● Exercise requirements
Your task is to copy the stretch of lines in the records below that begins with the line containing "Write a component" and ends with the line containing "Chart.register(...registerables);", exactly as written, with nothing added.

● Raw records
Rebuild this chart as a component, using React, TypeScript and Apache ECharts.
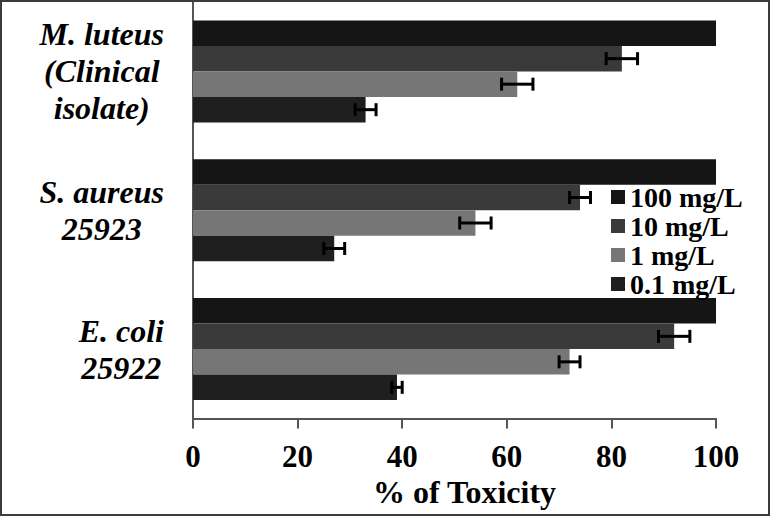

...

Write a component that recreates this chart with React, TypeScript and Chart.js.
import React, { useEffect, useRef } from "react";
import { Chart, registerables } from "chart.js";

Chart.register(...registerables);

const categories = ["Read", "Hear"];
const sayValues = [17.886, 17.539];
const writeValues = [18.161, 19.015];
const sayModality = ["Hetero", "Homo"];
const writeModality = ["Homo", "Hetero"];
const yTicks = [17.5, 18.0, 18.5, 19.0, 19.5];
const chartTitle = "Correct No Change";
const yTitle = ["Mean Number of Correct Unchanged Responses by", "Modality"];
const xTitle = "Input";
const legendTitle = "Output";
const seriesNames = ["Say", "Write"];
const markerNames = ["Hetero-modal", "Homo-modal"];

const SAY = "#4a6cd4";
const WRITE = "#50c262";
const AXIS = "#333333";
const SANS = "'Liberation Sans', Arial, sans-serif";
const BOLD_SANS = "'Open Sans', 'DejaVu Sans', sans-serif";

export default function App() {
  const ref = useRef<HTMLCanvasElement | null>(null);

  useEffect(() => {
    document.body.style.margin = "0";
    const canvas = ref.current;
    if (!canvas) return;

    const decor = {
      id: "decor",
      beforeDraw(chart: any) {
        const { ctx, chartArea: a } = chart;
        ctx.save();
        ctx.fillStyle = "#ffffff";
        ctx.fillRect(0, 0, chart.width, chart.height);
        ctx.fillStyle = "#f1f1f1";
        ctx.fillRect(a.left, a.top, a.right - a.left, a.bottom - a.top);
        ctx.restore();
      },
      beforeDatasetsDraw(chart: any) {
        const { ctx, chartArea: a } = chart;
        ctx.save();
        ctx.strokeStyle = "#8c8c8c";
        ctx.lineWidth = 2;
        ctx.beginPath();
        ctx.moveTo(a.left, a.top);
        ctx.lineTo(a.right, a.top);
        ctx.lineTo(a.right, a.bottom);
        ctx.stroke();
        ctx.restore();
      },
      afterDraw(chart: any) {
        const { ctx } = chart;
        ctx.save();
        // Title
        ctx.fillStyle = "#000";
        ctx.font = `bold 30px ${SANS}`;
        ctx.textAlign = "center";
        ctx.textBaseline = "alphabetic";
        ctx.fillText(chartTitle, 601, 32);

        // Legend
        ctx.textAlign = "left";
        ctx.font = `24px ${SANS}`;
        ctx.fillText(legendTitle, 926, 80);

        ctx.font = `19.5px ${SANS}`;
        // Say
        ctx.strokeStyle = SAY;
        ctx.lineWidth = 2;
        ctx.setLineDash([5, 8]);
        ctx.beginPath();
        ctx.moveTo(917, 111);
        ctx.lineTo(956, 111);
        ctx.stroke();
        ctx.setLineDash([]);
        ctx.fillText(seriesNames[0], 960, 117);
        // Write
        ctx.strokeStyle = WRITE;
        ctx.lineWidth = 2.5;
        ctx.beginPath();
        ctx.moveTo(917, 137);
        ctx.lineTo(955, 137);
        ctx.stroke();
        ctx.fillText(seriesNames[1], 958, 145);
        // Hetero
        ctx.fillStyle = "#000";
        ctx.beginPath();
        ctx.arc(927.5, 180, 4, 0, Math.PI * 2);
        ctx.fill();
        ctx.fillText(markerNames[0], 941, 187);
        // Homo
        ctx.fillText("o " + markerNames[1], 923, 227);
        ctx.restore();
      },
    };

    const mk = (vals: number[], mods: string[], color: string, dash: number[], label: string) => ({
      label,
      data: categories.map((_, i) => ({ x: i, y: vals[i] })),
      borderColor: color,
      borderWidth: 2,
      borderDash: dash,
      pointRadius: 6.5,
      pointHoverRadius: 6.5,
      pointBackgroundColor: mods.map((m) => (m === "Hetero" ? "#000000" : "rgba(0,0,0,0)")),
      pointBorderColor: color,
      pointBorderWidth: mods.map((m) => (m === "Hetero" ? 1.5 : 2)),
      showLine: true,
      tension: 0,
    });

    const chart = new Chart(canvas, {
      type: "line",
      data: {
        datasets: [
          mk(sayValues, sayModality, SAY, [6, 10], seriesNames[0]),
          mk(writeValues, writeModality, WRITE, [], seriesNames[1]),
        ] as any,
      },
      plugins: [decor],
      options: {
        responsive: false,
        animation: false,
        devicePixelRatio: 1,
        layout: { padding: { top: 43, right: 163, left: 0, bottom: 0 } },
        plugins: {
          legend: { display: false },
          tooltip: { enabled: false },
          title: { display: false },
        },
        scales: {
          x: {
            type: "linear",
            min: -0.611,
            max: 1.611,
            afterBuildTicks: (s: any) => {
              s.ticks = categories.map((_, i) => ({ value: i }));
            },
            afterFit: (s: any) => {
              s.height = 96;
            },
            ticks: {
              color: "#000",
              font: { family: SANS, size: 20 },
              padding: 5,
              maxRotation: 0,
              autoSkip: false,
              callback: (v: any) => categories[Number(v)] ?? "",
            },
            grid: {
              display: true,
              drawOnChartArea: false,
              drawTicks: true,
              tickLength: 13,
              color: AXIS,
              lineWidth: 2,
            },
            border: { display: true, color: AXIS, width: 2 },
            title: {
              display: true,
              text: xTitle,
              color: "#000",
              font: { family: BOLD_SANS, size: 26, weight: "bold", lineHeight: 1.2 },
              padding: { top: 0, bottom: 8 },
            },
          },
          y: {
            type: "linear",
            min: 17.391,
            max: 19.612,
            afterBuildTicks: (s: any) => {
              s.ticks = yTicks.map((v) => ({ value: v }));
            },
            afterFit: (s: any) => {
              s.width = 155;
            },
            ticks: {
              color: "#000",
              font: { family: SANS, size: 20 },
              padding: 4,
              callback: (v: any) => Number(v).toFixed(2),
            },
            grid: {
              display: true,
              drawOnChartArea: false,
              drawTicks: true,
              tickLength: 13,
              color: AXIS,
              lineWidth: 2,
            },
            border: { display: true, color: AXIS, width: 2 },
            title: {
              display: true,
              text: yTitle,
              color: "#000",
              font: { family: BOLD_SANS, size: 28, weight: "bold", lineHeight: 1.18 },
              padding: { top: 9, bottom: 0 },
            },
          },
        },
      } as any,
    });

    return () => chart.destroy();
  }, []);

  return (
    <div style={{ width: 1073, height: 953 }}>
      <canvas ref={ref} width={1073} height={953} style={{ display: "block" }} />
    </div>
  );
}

* * *

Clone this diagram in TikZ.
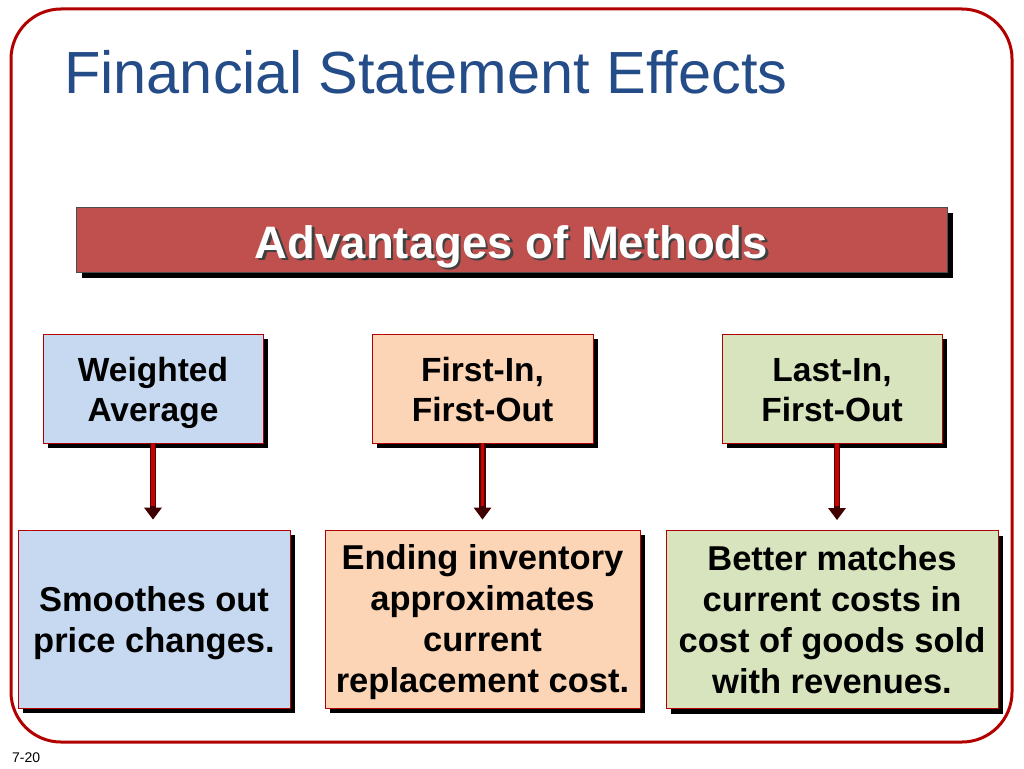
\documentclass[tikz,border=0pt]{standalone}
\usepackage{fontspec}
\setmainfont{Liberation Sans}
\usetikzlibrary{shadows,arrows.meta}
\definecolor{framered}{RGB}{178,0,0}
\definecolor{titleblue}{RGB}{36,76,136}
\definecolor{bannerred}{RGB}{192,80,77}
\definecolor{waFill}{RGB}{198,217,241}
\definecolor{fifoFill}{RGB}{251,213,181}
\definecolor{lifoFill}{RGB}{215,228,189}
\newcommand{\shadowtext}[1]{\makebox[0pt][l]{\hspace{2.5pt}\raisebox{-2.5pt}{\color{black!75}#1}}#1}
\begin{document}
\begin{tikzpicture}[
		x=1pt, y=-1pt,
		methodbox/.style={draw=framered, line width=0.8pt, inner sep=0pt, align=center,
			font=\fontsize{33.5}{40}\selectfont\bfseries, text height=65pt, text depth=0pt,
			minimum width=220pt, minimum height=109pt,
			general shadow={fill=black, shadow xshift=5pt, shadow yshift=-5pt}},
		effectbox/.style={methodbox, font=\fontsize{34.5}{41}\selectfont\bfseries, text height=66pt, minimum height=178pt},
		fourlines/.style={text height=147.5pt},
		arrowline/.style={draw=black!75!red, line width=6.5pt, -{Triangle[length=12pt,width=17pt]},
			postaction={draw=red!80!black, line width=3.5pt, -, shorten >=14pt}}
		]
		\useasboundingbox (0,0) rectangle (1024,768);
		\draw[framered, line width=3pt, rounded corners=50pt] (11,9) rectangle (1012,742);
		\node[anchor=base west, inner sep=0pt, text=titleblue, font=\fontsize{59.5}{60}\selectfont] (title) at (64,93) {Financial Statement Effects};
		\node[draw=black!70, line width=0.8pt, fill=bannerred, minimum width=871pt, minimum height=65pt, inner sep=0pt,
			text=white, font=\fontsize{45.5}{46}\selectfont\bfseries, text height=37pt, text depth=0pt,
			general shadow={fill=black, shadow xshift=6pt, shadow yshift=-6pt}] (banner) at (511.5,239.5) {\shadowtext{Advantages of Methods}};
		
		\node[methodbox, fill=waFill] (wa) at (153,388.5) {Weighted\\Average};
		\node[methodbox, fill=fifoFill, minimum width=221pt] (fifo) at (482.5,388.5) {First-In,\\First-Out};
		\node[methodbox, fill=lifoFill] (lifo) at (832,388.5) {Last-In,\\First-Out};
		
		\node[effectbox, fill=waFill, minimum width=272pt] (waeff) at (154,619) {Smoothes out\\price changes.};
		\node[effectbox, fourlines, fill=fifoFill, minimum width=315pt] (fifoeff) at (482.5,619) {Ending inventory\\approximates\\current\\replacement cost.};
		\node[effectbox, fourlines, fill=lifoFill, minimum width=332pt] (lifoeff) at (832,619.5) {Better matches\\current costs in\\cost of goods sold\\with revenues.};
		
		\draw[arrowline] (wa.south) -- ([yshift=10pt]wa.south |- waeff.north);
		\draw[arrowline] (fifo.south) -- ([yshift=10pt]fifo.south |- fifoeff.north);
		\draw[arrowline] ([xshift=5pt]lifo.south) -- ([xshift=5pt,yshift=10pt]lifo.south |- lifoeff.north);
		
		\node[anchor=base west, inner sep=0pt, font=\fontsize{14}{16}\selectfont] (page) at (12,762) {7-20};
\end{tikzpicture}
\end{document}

● The solution
Write a component that recreates this chart with React, TypeScript and Chart.js.
import React, { useEffect, useRef } from "react";
import { Chart, registerables } from "chart.js";

Chart.register(...registerables);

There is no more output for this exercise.